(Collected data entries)

START

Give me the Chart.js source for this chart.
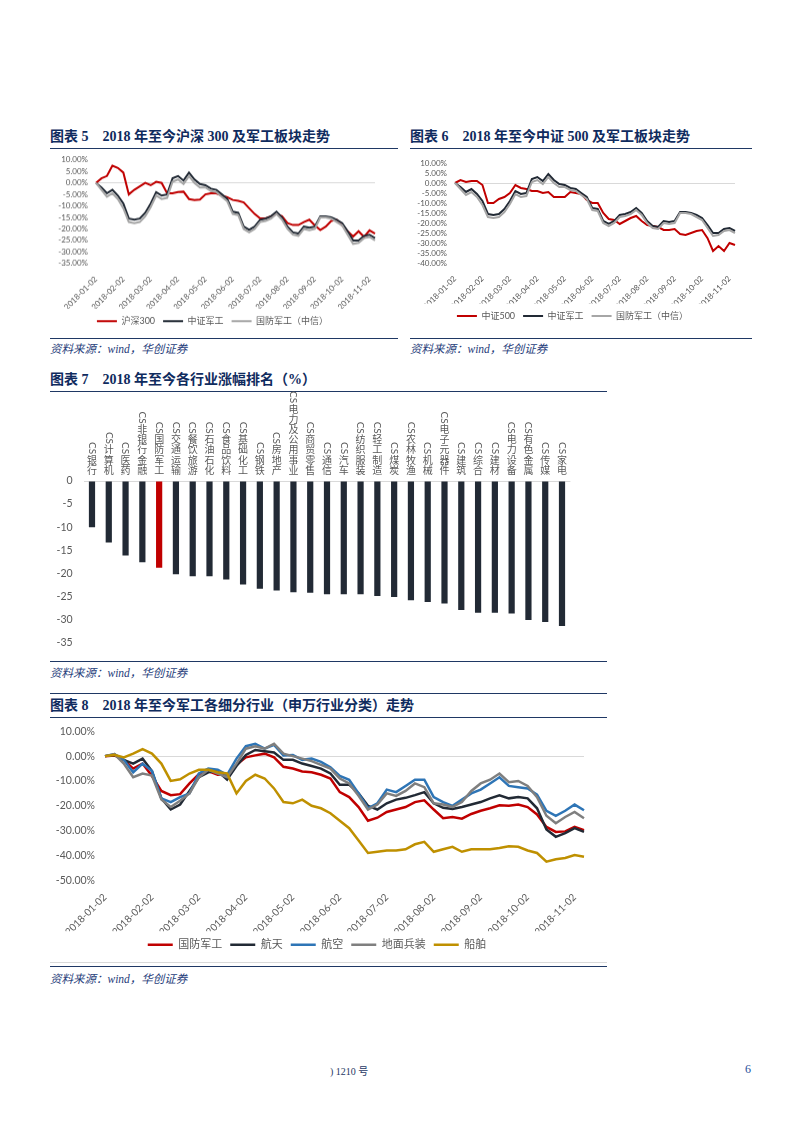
<!DOCTYPE html>
<html lang="zh-CN">
<head>
<meta charset="utf-8">
<script src="https://cdn.jsdelivr.net/npm/chart.js@4.4.1/dist/chart.umd.min.js"></script>
<style>
  body { margin: 0; background: #fff; }
  .page { position: relative; width: 793px; height: 1122px; overflow: hidden; background: #fff; }
  .title { position: absolute; font-family: "Liberation Serif", "Noto Sans CJK SC", serif; font-weight: bold; font-size: 14px; line-height: 18px; color: #0f2b5e; white-space: nowrap; }
  .rule { position: absolute; height: 0; border-top: 1.5px solid #1f3864; }
  .src { position: absolute; font-family: "Liberation Serif", "Noto Sans CJK SC", serif; font-style: italic; font-size: 11.5px; line-height: 14px; color: #1f3d7a; white-space: nowrap; }
  .box { position: absolute; }
  .foot { position: absolute; font-family: "Liberation Serif", "Noto Sans CJK SC", serif; color: #1f3864; white-space: nowrap; }
</style>
</head>
<body>
<div class="page">
  <!-- 图表5 -->
  <div class="title" style="left:50px; top:128px;">图表 5　2018 年至今沪深 300 及军工板块走势</div>
  <div class="rule" style="left:50px; top:148px; width:348px;"></div>
  <div class="box" style="left:50px; top:147.2px; width:348px; height:187.8px;"><canvas id="c5"></canvas></div>
  <div class="rule" style="left:50px; top:338px; width:348px;"></div>
  <div class="src" style="left:50px; top:342px;">资料来源：wind，华创证券</div>

  <!-- 图表6 -->
  <div class="title" style="left:410px; top:128px;">图表 6　2018 年至今中证 500 及军工板块走势</div>
  <div class="rule" style="left:410px; top:148px; width:342px;"></div>
  <div class="box" style="left:410px; top:150px; width:342px; height:185px;"><canvas id="c6"></canvas></div>
  <div class="rule" style="left:410px; top:338px; width:342px;"></div>
  <div class="src" style="left:410px; top:342px;">资料来源：wind，华创证券</div>

  <!-- 图表7 -->
  <div class="title" style="left:50px; top:371px;">图表 7　2018 年至今各行业涨幅排名（%）</div>
  <div class="rule" style="left:50px; top:391px; width:557px;"></div>
  <div class="box" style="left:50px; top:390px; width:557px; height:270px;"><canvas id="c7"></canvas></div>
  <div class="rule" style="left:50px; top:661px; width:557px;"></div>
  <div class="src" style="left:50px; top:666px;">资料来源：wind，华创证券</div>

  <!-- 图表8 -->
  <div class="rule" style="left:50px; top:693px; width:557px; border-top-width:1px;"></div>
  <div class="title" style="left:50px; top:697px;">图表 8　2018 年至今军工各细分行业（申万行业分类）走势</div>
  <div class="rule" style="left:50px; top:717px; width:557px;"></div>
  <div class="box" style="left:50px; top:714.7px; width:557px; height:245.3px;"><canvas id="c8"></canvas></div>
  <div class="rule" style="left:50px; top:962px; width:557px; border-top:1px solid #d9d9d9;"></div>
  <div class="rule" style="left:50px; top:966px; width:557px;"></div>
  <div class="src" style="left:50px; top:972px;">资料来源：wind，华创证券</div>

  <div class="foot" style="left:330px; top:1063px; font-size:10px;">) 1210 号</div>
  <div class="foot" style="left:745px; top:1062px; font-size:12px; color:#1f4e9a;">6</div>
</div>

<script>
// 日期（每月5个点，月初为“-02”）
const dates = [
  '2018-01-02','2018-01-08','2018-01-14','2018-01-20','2018-01-26',
  '2018-02-02','2018-02-08','2018-02-14','2018-02-20','2018-02-26',
  '2018-03-02','2018-03-08','2018-03-14','2018-03-20','2018-03-26',
  '2018-04-02','2018-04-08','2018-04-14','2018-04-20','2018-04-26',
  '2018-05-02','2018-05-08','2018-05-14','2018-05-20','2018-05-26',
  '2018-06-02','2018-06-08','2018-06-14','2018-06-20','2018-06-26',
  '2018-07-02','2018-07-08','2018-07-14','2018-07-20','2018-07-26',
  '2018-08-02','2018-08-08','2018-08-14','2018-08-20','2018-08-26',
  '2018-09-02','2018-09-08','2018-09-14','2018-09-20','2018-09-26',
  '2018-10-02','2018-10-08','2018-10-14','2018-10-20','2018-10-26',
  '2018-11-02','2018-11-07'
];

// 图表5/6 (%)
const hs300 = [0, 2, 3, 7.5, 6.5, 4.5, -5, -3, -1.5, 0, -1, 0.5, 0, -4.5, -4.5, -4, -3.8, -7, -7.4, -7.2,
  -5, -4.5, -4.5, -5.5, -6.2, -7.4, -7.8, -8.5, -11, -13.5, -15.4, -15.4, -14.5, -13.5, -14.5, -17.5, -18.3, -18.3, -17, -16,
  -18.5, -20.5, -19, -16.5, -16, -18.5, -21, -23.3, -21, -23.5, -20.6, -22];
const zz500 = [0, 1.5, 0.5, 1, 1, -1, -10, -10, -8, -7, -5, -1, -2.5, -3, -4, -4, -5, -4.5, -7, -7,
  -7, -4.5, -5, -5.5, -8.5, -10, -10, -15, -18, -18.5, -20.5, -19, -17.5, -16.5, -19, -21, -21.5, -22, -23.5, -23.5,
  -23, -25.5, -26, -25, -24, -23.5, -27.6, -34, -31.5, -34, -30, -31];
const zzjg = [0, -2, -4.5, -3, -5.5, -9, -15.5, -16, -15.5, -13, -9, -4, -5.5, -5, 2, 3, 1, 4.5, 1.5, -0.5,
  -1, -2.5, -3, -5, -7, -12.5, -13, -19, -20.4, -19, -16, -15.5, -14.5, -12.5, -15, -19, -21.5, -22, -19, -19.5,
  -19, -14.5, -14.5, -15, -16, -17.5, -21, -25, -25, -23, -22.5, -24];
const gfjgZx = [0, -3, -6, -4.5, -7, -11, -17, -17.5, -17, -14.5, -10.5, -5.5, -7, -6.5, 0.5, 1.5, -0.5, 3, 0, -2,
  -2, -3.5, -4, -6, -8, -13.5, -14, -20, -21.5, -20, -17, -16.5, -15.5, -13.5, -16, -20, -22.5, -23, -20, -20.5,
  -20, -15, -15, -15.5, -17, -18.5, -22.5, -26.5, -26, -24, -23.5, -25];

// 图表7 (%)
const industries = ['CS银行','CS计算机','CS医药','CS非银行金融','CS国防军工','CS交通运输','CS餐饮旅游','CS石油石化',
  'CS食品饮料','CS基础化工','CS钢铁','CS房地产','CS电力及公用事业','CS商贸零售','CS通信','CS汽车','CS纺织服装',
  'CS轻工制造','CS煤炭','CS农林牧渔','CS机械','CS电子元器件','CS建筑','CS综合','CS建材','CS电力设备','CS有色金属',
  'CS传媒','CS家电'];
const industryChg = [-10.0, -13.3, -16.1, -17.6, -18.8, -20.2, -20.6, -20.6, -21.3, -22.4, -23.3, -23.7, -24.1, -24.2,
  -24.5, -24.5, -24.5, -24.9, -25.1, -25.8, -26.2, -26.5, -27.9, -28.5, -28.5, -28.7, -30.1, -30.5, -31.4];

// 图表8 (%)
const gfjgSw = [0, 0.3, -1.5, -5, -3, -8, -14, -15.7, -15.3, -11, -7.2, -6, -7.5, -7.5, -3.5, -0.5, 0.3, 1, -0.5, -4.3,
  -5, -6.2, -6.5, -7.5, -9, -14.5, -16.5, -20.5, -26, -24.8, -22.5, -21.5, -20.5, -18.5, -17.8, -21.5, -25, -24.5, -25.2, -23.3,
  -22, -21, -19.8, -20, -19.5, -20.5, -23.5, -28.5, -30.5, -30.3, -28.5, -29.8];
const hangtian = [0, 0.5, -1.5, -3, -1, -6, -17, -21.5, -19.5, -14, -8.5, -6.5, -6, -9.5, -4, 0.5, 2.5, 2, 1.5, -1.5,
  -1.5, -3, -4, -5, -7, -11.5, -11.5, -15, -20, -21.5, -19, -17.5, -16.8, -15.7, -14.5, -19, -20.8, -21.3, -20.5, -19.5,
  -18.5, -17, -15.8, -17, -16.5, -17, -21, -29.5, -32.5, -31, -29, -30.5];
const hangkong = [0, 0.8, -1.5, -6.5, -3, -6, -17, -18.5, -16.5, -15, -7, -5, -5.5, -7.5, -1, 4, 5, 3, 4.5, 0.3,
  0.5, -1.5, -1, -2.3, -4.5, -8, -9.5, -15, -21, -19, -13.5, -14.5, -12, -9.5, -9.5, -16.5, -18.5, -20, -17.5, -15,
  -13.5, -11, -8.5, -12, -12.5, -13, -15.5, -22, -24, -22, -19.5, -21.8];
const dmbz = [0, 0.8, -3, -8.5, -7, -7.8, -17.5, -20.5, -18, -15, -8.5, -5.5, -7, -8.5, -3, 3, 4, 3, 5, 1,
  0, -1, -2, -3.5, -5, -9, -11, -16, -21.5, -19.5, -15, -16, -14, -11, -12.5, -19, -19.5, -20.5, -18.5, -14,
  -11, -9.5, -7, -10.5, -10, -12, -16.5, -24, -27, -24.5, -22.5, -25];
const chuanbo = [0, 0.5, -0.5, 1, 2.8, 1, -3, -10, -9.3, -7, -5.5, -5.5, -6.5, -7, -15, -10, -7.5, -9, -13, -18.5,
  -19, -17.5, -20, -21, -23, -26, -29, -34, -39, -38.5, -38, -38, -37.5, -35.5, -34.5, -38.5, -37.5, -36.5, -38.5, -37.5,
  -37.5, -37.5, -37, -36.3, -36.5, -38, -39, -42.5, -41.5, -41, -39.8, -40.5];

Chart.defaults.font.family = 'Lato, "Noto Sans CJK SC", sans-serif';
Chart.defaults.color = '#595959';
Chart.defaults.animation = false;

// 只保留0轴那条网格线
const zeroGrid = c => (c.tick && c.tick.value === 0) ? '#d9d9d9' : 'rgba(0,0,0,0)';

// 折线图通用
function lineChart(id, series, o) {
  return new Chart(document.getElementById(id), {
    type: 'line',
    data: {
      labels: dates,
      datasets: series.map((s, i) => ({
        label: s.label, data: s.data, borderColor: s.color, backgroundColor: s.color,
        borderWidth: o.lw, pointRadius: 0, tension: 0, order: -i
      }))
    },
    options: {
      responsive: true, maintainAspectRatio: false,
      layout: { padding: o.pad },
      plugins: {
        tooltip: { enabled: false },
        legend: {
          position: 'bottom',
          labels: {
            usePointStyle: true, pointStyle: 'line', pointStyleWidth: o.legW,
            font: { size: o.legFont }, color: '#595959', padding: o.legPad,
            sort: (a, b) => a.datasetIndex - b.datasetIndex
          }
        }
      },
      scales: {
        x: {
          grid: { display: false }, border: { display: false },
          ticks: {
            autoSkip: false, maxRotation: 45, minRotation: 45, padding: 3,
            font: { size: o.xFont }, color: '#595959',
            callback(v) { const l = this.getLabelForValue(v); return l.endsWith('-02') ? l : ''; }
          },
          afterFit(s) { s.height = o.xH; }
        },
        y: {
          min: o.min, max: o.max,
          ticks: { stepSize: o.step, autoSkip: false, padding: o.yPad, font: { size: o.yFont }, color: '#595959',
            callback: v => v.toFixed(2) + '%' },
          grid: { drawTicks: false, color: zeroGrid },
          border: { display: false },
          afterFit(s) { s.width = o.yW; }
        }
      }
    }
  });
}

lineChart('c5', [
  { label: '沪深300', data: hs300, color: '#c00000' },
  { label: '中证军工', data: zzjg, color: '#222a35' },
  { label: '国防军工（中信）', data: gfjgZx, color: '#a6a6a6' }
], { lw: 2, pad: { top: 10, right: 23, left: 0, bottom: 0 }, legW: 20, legFont: 9, legPad: 8,
     xFont: 8, xH: 45, yFont: 8, yW: 46, yPad: 8, min: -35, max: 10, step: 5 });

lineChart('c6', [
  { label: '中证500', data: zz500, color: '#c00000' },
  { label: '中证军工', data: zzjg, color: '#222a35' },
  { label: '国防军工（中信）', data: gfjgZx, color: '#a6a6a6' }
], { lw: 2, pad: { top: 13, right: 17, left: 0, bottom: 4.5 }, legW: 20, legFont: 9, legPad: 8,
     xFont: 8, xH: 40.5, yFont: 8, yW: 45, yPad: 8, min: -40, max: 10, step: 5 });

lineChart('c8', [
  { label: '国防军工', data: gfjgSw, color: '#c00000' },
  { label: '航天', data: hangtian, color: '#222a35' },
  { label: '航空', data: hangkong, color: '#2e75b6' },
  { label: '地面兵装', data: dmbz, color: '#7f7f7f' },
  { label: '船舶', data: chuanbo, color: '#bf9000' }
], { lw: 2.5, pad: { top: 11, right: 23, left: 0, bottom: 0 }, legW: 25, legFont: 11, legPad: 8,
     xFont: 10, xH: 51, yFont: 10.5, yW: 55, yPad: 10, min: -50, max: 10, step: 10 });

// 图表7 竖排行业名（CS 横躺，汉字直排）
const verticalLabels = {
  id: 'verticalLabels',
  afterDraw(chart) {
    const { ctx, chartArea } = chart;
    const x = chart.scales.x;
    const step = 10.2;
    ctx.save();
    ctx.fillStyle = '#595959';
    ctx.textAlign = 'center';
    ctx.textBaseline = 'middle';
    industries.forEach((name, i) => {
      const px = x.getPixelForValue(i);
      const chars = Array.from(name.slice(2));
      ctx.font = '10px "Noto Sans CJK SC"';
      let y = chartArea.top - 11;
      for (let k = chars.length - 1; k >= 0; k--) {
        ctx.fillText(chars[k], px, y);
        y -= step;
      }
      ctx.font = '10px Lato';
      const w = ctx.measureText('CS').width;
      ctx.save();
      ctx.translate(px, y + step / 2 - w - 0.5);
      ctx.rotate(Math.PI / 2);
      ctx.textAlign = 'left';
      ctx.fillText('CS', 0, 0);
      ctx.restore();
    });
    ctx.restore();
  }
};

new Chart(document.getElementById('c7'), {
  type: 'bar',
  data: {
    labels: industries,
    datasets: [{
      data: industryChg,
      backgroundColor: industries.map(n => n === 'CS国防军工' ? '#c00000' : '#222a35'),
      barPercentage: 0.37, categoryPercentage: 1
    }]
  },
  options: {
    responsive: true, maintainAspectRatio: false,
    layout: { padding: { top: 91, right: 36.6, left: 0, bottom: 8 } },
    plugins: { legend: { display: false }, tooltip: { enabled: false } },
    scales: {
      x: { display: false },
      y: {
        min: -35, max: 0,
        ticks: { stepSize: 5, autoSkip: false, padding: 11, font: { size: 10.5 }, color: '#595959' },
        grid: { drawTicks: false, color: zeroGrid },
        border: { display: false },
        afterFit(s) { s.width = 33.6; }
      }
    }
  },
  plugins: [verticalLabels]
});
</script>
</body>
</html>
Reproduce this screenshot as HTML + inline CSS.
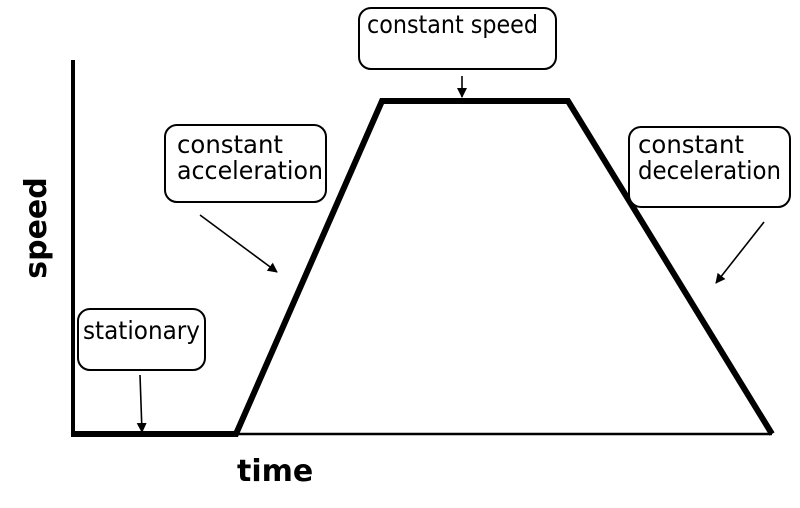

END

- Aim of the task
Using the material above, gather every line that includes "this".

- Answer to the problem
Give me the Chart.js source for this chart.
            callback(v) { const l = this.getLabelForValue(v); return l.endsWith('-02') ? l : ''; }
Reproduce this screenshot as HTML + inline CSS.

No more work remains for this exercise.